E al governo, Draghi ha lanciato pesanti accuse di incapacità nel favorire la crescita. Lo aveva sostenuto nella sua prima relazione nel 2006, lo ha ripetuto ieri nella sua ultima relazione: in ottobre lascerà la carica di governatore di Bankitalia per assumere quella di presidente della Bce. E già si sta scatenando la lotta per arraffare la sua poltrona e assegnarla a un governatore «amico».
Certo, si può discutere su che modello di crescita necessita all’Italia per uscire dalle sabbie. Ai sostenitori della crescita zero, del Pil che non è il solo indicatore del livello di benessere di un paese, Draghi ha implicitamente risposto parlando di una crescita diversa nella quale privilegiare gli aspetti della solidarietà sociale, la formazione e l’istruzione, la partecipazione femminile al lavoro e la fine della precarietà. Sia ben chiaro: Draghi è un teorico del capitalismo (non a caso la sua relazione è piaciuta e molto alla Confindustria) e per questo è stato nominato governatore di Bankitalia. D’altra parte, eccetto Che Guevara, è difficile trovare governatori di banche centrali comunisti. Però Draghi non è un liberista forcaiolo,ma un liberal sociale che crede nei valori del mercato e in quelli della solidarietà sociale come valore senza il quale anche l’economia è destinata a bloccarsi. Insomma, Draghi è un riformista, che ha fatto sua una affermazione di Cavour «le riforme compiute a tempo, invece di indebolire l’autorità, la rafforzano». Ma di riforme, il governo Berlusconi non ne ha realizzate e il paese, sostiene il governatore, vive in un coacervo di intrecci di interessi corporativi che in più modi l’opprimono. Mentre occorrerebbe «unire solidarietà e merito, equità e concorrenza, per assicurare una prospettiva di crescita al Paese».

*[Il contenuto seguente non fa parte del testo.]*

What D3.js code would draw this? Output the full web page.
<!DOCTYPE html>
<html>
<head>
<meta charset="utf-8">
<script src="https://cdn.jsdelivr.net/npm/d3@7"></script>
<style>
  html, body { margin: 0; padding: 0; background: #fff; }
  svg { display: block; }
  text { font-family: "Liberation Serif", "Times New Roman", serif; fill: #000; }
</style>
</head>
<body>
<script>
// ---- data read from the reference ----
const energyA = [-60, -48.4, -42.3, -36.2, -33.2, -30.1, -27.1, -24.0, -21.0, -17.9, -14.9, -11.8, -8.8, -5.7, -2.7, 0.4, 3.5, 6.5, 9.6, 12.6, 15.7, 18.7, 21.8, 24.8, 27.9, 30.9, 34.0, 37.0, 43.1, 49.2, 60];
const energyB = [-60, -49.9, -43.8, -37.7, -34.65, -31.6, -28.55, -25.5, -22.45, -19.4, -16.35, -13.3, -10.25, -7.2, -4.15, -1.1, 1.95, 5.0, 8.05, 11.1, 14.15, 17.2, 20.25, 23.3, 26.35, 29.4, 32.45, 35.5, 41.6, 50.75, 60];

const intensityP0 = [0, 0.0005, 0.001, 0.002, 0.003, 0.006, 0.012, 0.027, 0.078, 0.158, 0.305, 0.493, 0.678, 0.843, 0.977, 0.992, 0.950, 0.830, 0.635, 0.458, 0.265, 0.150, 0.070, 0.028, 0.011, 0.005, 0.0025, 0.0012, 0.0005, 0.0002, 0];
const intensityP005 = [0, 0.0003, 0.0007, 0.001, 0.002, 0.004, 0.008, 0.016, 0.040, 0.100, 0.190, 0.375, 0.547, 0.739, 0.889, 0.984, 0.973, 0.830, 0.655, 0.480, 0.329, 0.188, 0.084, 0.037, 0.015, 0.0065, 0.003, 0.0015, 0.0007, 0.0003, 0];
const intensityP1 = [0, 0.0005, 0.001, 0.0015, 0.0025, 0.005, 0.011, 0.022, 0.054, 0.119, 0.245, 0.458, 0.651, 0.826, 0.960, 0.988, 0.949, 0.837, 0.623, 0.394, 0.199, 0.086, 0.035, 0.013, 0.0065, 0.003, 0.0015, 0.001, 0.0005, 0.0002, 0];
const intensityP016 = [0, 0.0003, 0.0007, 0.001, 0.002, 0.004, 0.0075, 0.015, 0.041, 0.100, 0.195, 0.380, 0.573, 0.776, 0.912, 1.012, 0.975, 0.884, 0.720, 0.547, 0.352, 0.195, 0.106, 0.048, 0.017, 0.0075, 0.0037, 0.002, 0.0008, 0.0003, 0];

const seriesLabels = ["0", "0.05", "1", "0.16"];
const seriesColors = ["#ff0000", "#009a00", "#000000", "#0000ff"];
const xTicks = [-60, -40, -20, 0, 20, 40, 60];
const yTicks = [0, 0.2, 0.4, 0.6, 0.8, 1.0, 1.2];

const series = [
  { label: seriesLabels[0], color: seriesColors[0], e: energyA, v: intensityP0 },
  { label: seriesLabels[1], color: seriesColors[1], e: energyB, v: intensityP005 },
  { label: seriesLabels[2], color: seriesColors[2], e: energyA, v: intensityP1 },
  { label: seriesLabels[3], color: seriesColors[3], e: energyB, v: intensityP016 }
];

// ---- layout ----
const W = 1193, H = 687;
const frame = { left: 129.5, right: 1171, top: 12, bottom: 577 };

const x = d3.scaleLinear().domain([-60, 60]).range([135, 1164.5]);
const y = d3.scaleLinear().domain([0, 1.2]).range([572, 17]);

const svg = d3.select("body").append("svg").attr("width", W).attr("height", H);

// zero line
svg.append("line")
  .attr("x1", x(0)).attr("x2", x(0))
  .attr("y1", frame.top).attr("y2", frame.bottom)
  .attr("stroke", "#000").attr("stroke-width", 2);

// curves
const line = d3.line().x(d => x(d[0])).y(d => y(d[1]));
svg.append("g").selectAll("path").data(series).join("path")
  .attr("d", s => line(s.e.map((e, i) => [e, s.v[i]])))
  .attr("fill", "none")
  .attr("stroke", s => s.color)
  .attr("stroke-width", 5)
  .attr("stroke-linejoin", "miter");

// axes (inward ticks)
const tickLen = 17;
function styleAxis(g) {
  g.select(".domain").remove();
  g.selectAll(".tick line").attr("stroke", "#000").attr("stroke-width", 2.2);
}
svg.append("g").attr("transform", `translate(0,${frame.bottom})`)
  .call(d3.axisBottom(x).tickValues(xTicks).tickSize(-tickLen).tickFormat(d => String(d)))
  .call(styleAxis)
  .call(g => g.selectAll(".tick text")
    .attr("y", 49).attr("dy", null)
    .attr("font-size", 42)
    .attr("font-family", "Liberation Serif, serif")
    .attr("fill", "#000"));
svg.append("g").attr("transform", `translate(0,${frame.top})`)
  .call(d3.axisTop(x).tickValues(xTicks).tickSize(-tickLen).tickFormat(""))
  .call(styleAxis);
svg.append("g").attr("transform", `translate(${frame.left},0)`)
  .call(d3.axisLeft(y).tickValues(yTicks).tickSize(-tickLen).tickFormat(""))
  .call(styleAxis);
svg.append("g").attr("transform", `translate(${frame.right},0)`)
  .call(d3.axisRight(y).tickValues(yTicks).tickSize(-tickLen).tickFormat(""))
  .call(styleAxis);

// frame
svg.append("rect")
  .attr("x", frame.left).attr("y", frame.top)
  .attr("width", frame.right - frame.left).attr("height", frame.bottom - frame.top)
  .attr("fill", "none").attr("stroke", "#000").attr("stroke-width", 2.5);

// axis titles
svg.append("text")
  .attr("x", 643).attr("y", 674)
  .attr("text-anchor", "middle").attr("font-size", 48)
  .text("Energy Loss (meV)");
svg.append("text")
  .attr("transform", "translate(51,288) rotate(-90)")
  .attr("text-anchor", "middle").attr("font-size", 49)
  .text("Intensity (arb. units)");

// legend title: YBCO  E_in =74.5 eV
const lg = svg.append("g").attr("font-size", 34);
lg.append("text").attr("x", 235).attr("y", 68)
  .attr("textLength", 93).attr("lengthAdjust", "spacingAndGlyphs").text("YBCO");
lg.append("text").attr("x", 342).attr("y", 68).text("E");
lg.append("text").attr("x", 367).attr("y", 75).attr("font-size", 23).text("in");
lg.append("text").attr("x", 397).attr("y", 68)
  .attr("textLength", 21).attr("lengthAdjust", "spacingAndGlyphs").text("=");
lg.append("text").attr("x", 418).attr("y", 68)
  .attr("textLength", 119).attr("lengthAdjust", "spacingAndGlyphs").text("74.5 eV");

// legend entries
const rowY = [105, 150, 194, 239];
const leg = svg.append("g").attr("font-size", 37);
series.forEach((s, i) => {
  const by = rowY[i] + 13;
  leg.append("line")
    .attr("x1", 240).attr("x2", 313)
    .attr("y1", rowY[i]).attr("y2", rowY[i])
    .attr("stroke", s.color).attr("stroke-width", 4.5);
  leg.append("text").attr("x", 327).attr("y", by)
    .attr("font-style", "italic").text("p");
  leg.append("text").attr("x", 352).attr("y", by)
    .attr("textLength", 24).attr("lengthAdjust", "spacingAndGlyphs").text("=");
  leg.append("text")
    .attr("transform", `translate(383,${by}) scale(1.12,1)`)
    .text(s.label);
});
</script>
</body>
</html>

La cura proposta da Draghi non è indolore: suggerisce di tagliare di oltre il 5% in termini reali nel triennio 2012-2014 la spesa primaria corrente. Con una accortezza: i tagli non vanno fatto in maniera «uniforme», cioè in modo indiscriminato come fatto finora da Tremonti, e la manovra per il 2013-2014 va anticipata a giugno di quest’anno. Cosa che anche Tremonti sa, ma finora ha taciuto per non interferire sulla tornata elettorale.

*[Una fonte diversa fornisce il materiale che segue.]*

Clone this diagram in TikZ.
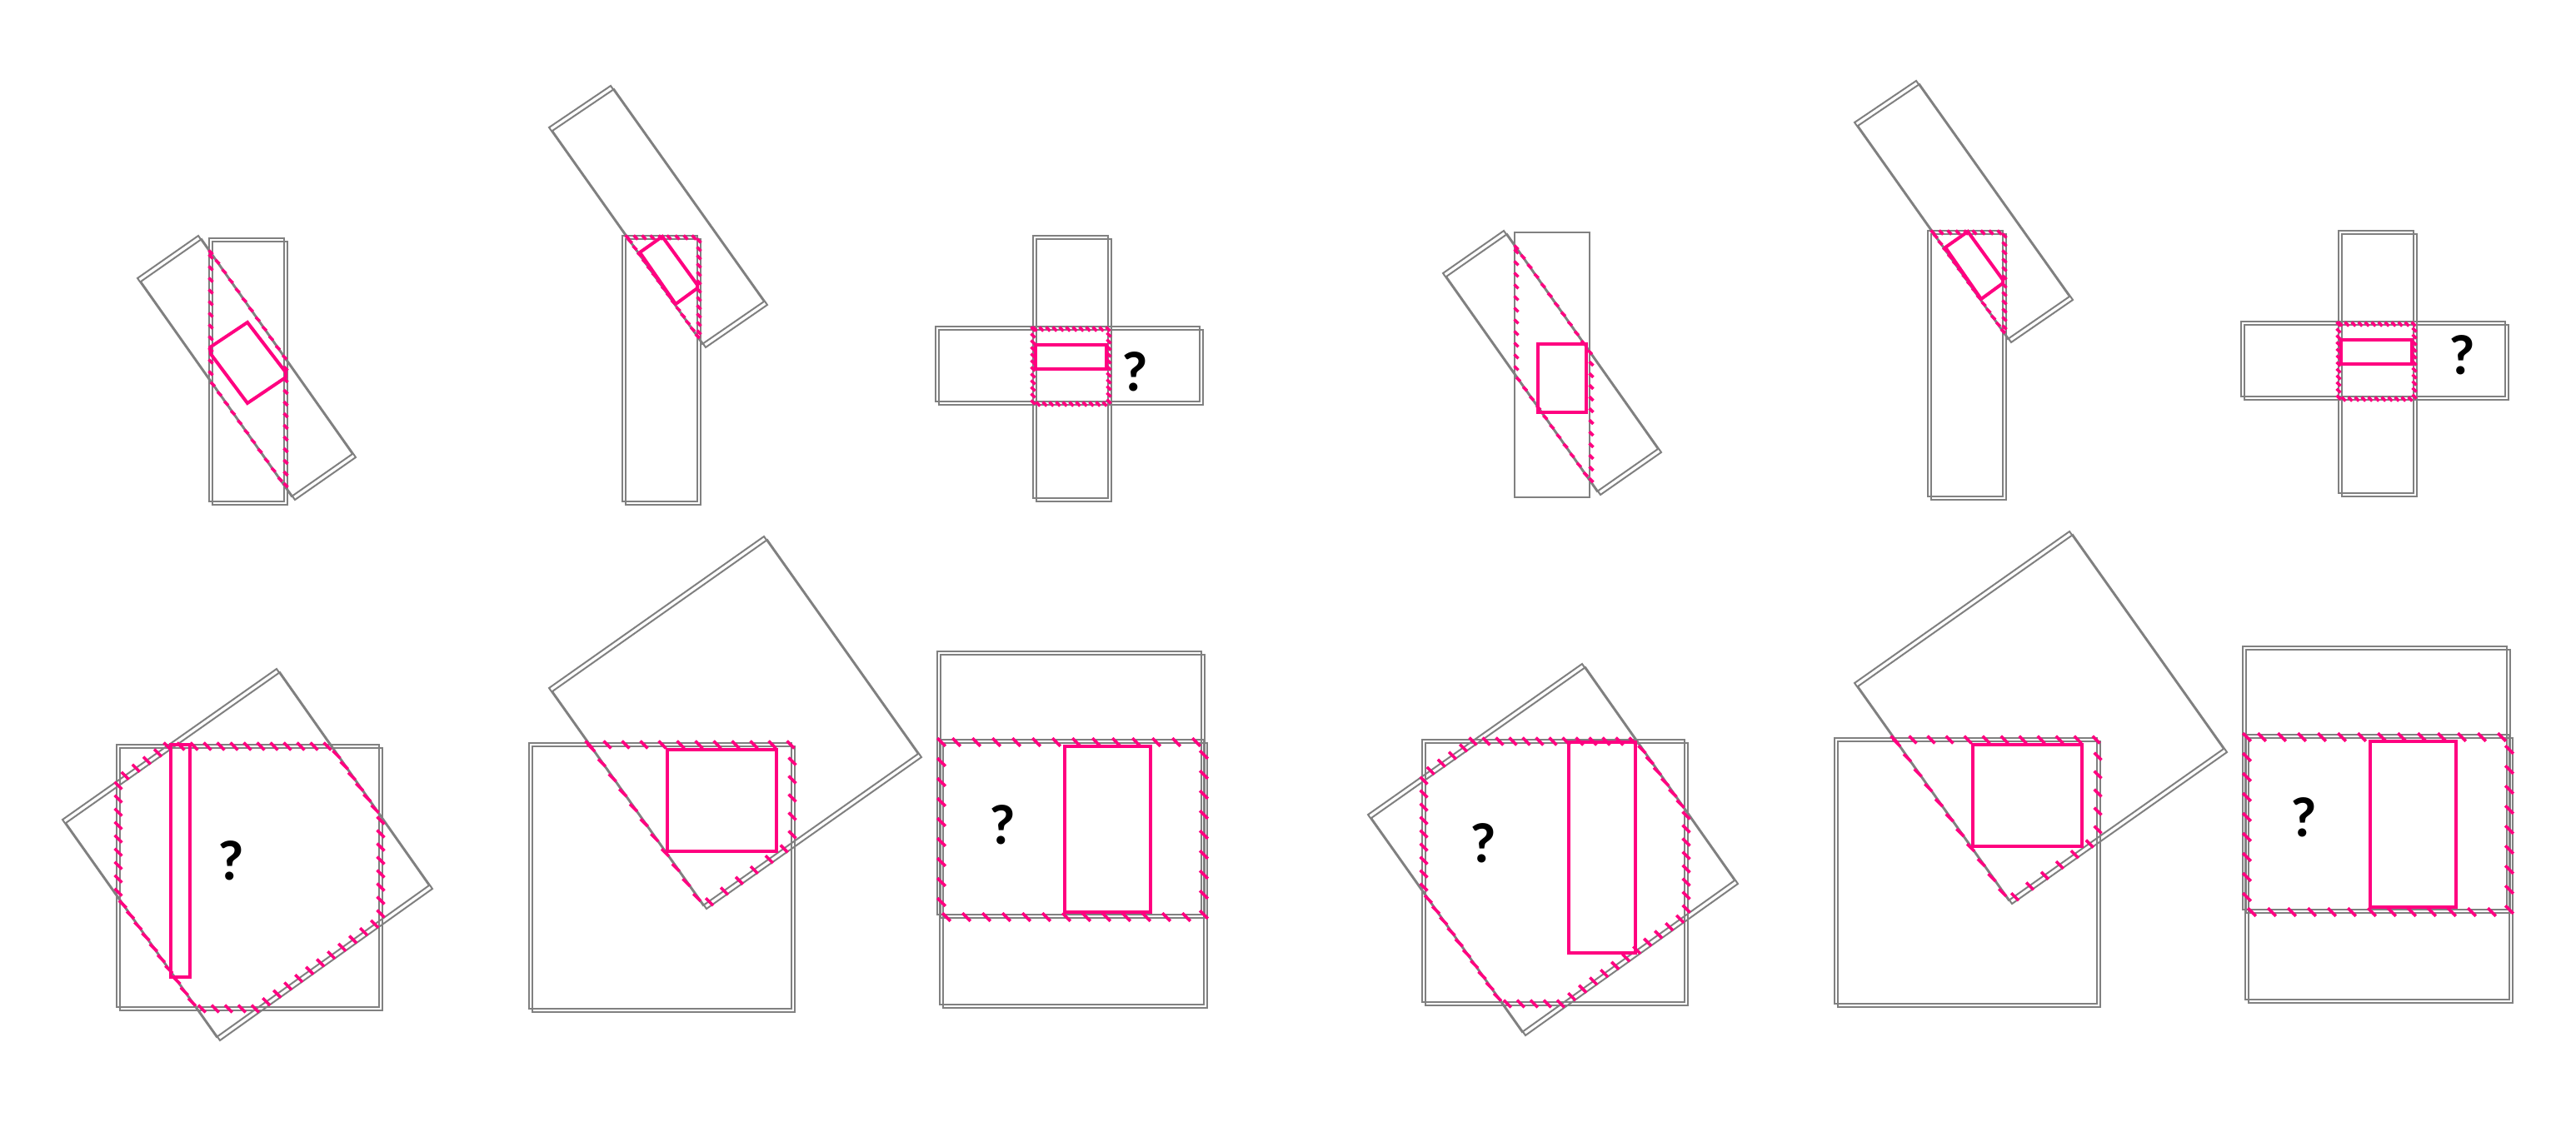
\documentclass[tikz,border=0pt]{standalone}
\usepackage{fontspec}
\setmainfont{Carlito}
\usetikzlibrary{decorations.markings}
\definecolor{edgegray}{RGB}{128,128,128}
\definecolor{pinkred}{RGB}{255,0,128}
\tikzset{
  gl/.style={draw=edgegray, line width=0.5pt, line join=miter},
  mrect/.style={draw=pinkred, line width=1pt, line join=miter},
  hatchline/.style 2 args={decorate, decoration={markings,
     mark=between positions 0 and 1 step #1 with {\pgftransformresetnontranslations
       \draw[pinkred, line width=0.9pt] (-#2,#2) -- (#2,-#2);}}},
  qmark/.style={font=\bfseries\fontsize{17pt}{17pt}\selectfont, inner sep=0pt, text=black}
}
\newcommand\dbl[1]{\draw[gl] #1; \draw[gl, shift={(4,4)}] #1;}
\newcommand\PanelTwo{%
  \dbl{(747,283) rectangle (837,602)}
  \dbl{(733,103) -- (917,362) -- (843,413) -- (659,153) -- cycle}
  \path[hatchline={2.5pt}{0.6pt}] (753,285) -- (839,285) -- (839,406) -- cycle;
  \draw[mrect] (768,303) -- (795,284) -- (837,342) -- (837,346) -- (811,365) -- cycle;
}
\newcommand\PanelThree{%
  \dbl{(1240,283) rectangle (1330,598)}
  \dbl{(1123,392) rectangle (1440,482)}
  \path[hatchline={2pt}{0.6pt}] (1240,395) rectangle (1331,485);
  \draw[mrect] (1243,414) rectangle (1328,443);
}
\newcommand\TiltOne{%
  \dbl{(238,283) -- (423,545) -- (350,596) -- (165,334) -- cycle}
  \path[hatchline={3.5pt}{0.6pt}] (253,303) -- (343,431) -- (343,585) -- (253,458) -- cycle;
}
\newcommand\PanelSeven{%
  \dbl{(140,894) rectangle (455,1209)}
  \dbl{(332,803) -- (515,1063) -- (260,1245) -- (75,984) -- cycle}
  \path[hatchline={4pt}{1.1pt}] (201,896) -- (397,896) -- (457,981) -- (457,1104) -- (308,1211) -- (236,1211) -- (142,1078) -- (142,937) -- cycle;
}
\newcommand\PanelEight{%
  \dbl{(635,892) rectangle (950,1211)}
  \dbl{(917,644) -- (1102,905) -- (844,1087) -- (659,826) -- cycle}
  \path[hatchline={5.5pt}{1.1pt}] (707,894) -- (951,894) -- (951,1012) -- (844,1088) -- cycle;
  \draw[mrect] (801,900) rectangle (932,1022);
}
\newcommand\PanelNine{%
  \dbl{(1125,782) rectangle (1442,1098)}
  \dbl{(1128,888) rectangle (1445,1206)}
  \path[hatchline={6pt}{1.2pt}] (1130,891) rectangle (1445,1101);
  \draw[mrect] (1278,896) rectangle (1381,1095);
}
\begin{document}
\begin{tikzpicture}[x=0.25pt, y=-0.25pt]
\useasboundingbox (0,0) rectangle (3092,1370);
% ---------- top row, left half ----------
% panel 1
\dbl{(251,286) rectangle (341,602)}
\TiltOne
\draw[mrect] (252,417) -- (297,387) -- (343,447) -- (343,453) -- (297,484) -- (253,425) -- cycle;
% panel 2
\PanelTwo
% panel 3
\PanelThree
\node[qmark] (q3) at (1362,446) {?};
% ---------- top row, right half ----------
% panel 4
\draw[gl, line width=0.7pt] (1818,279) rectangle (1908,597);
\begin{scope}[shift={(1567,-6)}]
  \TiltOne
\end{scope}
\draw[mrect] (1846,413) rectangle (1904,495);
% panel 5
\begin{scope}[shift={(1567,-6)}]
  \PanelTwo
\end{scope}
% panel 6
\begin{scope}[shift={(1567,-6)}]
  \PanelThree
\end{scope}
\node[qmark] (q6) at (2955,426) {?};
% ---------- bottom row, left half ----------
\PanelSeven
\draw[mrect] (205,894) rectangle (228,1173);
\node[qmark] (q7) at (277,1033) {?};
\PanelEight
\PanelNine
\node[qmark] (q9) at (1203,990) {?};
% ---------- bottom row, right half ----------
\begin{scope}[shift={(1567,-6)}]
  \PanelSeven
\end{scope}
\draw[mrect] (1883,891) rectangle (1963,1144);
\node[qmark] (q10) at (1780,1012) {?};
\begin{scope}[shift={(1567,-6)}]
  \PanelEight
\end{scope}
\begin{scope}[shift={(1567,-6)}]
  \PanelNine
\end{scope}
\node[qmark] (q12) at (2765,981) {?};
\end{tikzpicture}
\end{document}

E ancora: va ridotta la pressione fiscale sui lavoratori e le imprese, intensificando la lotta all’evasione fiscale. «Il federalismo fiscale può aiutare» ma a due condizioni: che i nuovi tributi locali siano compensati da tagli a quelli decisi «centralmente» e che il governo centrale preveda «un serrato controllo di legalità sugli enti a cui il decentramento affida ampie responsabilità di spesa».
La crescita è troppo bassa, la produttività ristagna «perché il sistema non si è ancora adattato alle nuove tecnologie e alla globalizzazione», le dinamiche retributive sono ferme da 10 anni, la crescita dei consumi delle famiglie è meno di un terzo di quella di paesi concorrenti come la Francia. La soluzione per crescere di più viene sintetizzata in otto punti che vanno dalla giustizia (ma solo quella civile) all’istruzione; dalla «concorrenza regolata» e «non privatizzazioni senza controllo», allo sviluppo delle infrastrutture; dal riequilibrio della «flessibilità del lavoro» alla maggiore partecipazione femminile al lavoro stesso; dalle regole certe nella rappresentanza sindacale a un efficace sistema di protezione sociale. Per realizzare tutto questo, Draghi fa un appello alla «unità di intenti sulle linee di fondo delle azioni da intraprendere» perché «ciò che può unire è più forte di ciò che divide». Insomma, Draghi sembra delineare un governo di salvezza nazionale, di chi ci sta. Ma è praticamente sicuro che Berlusconi non ci starà. E Draghi ne è consapevole.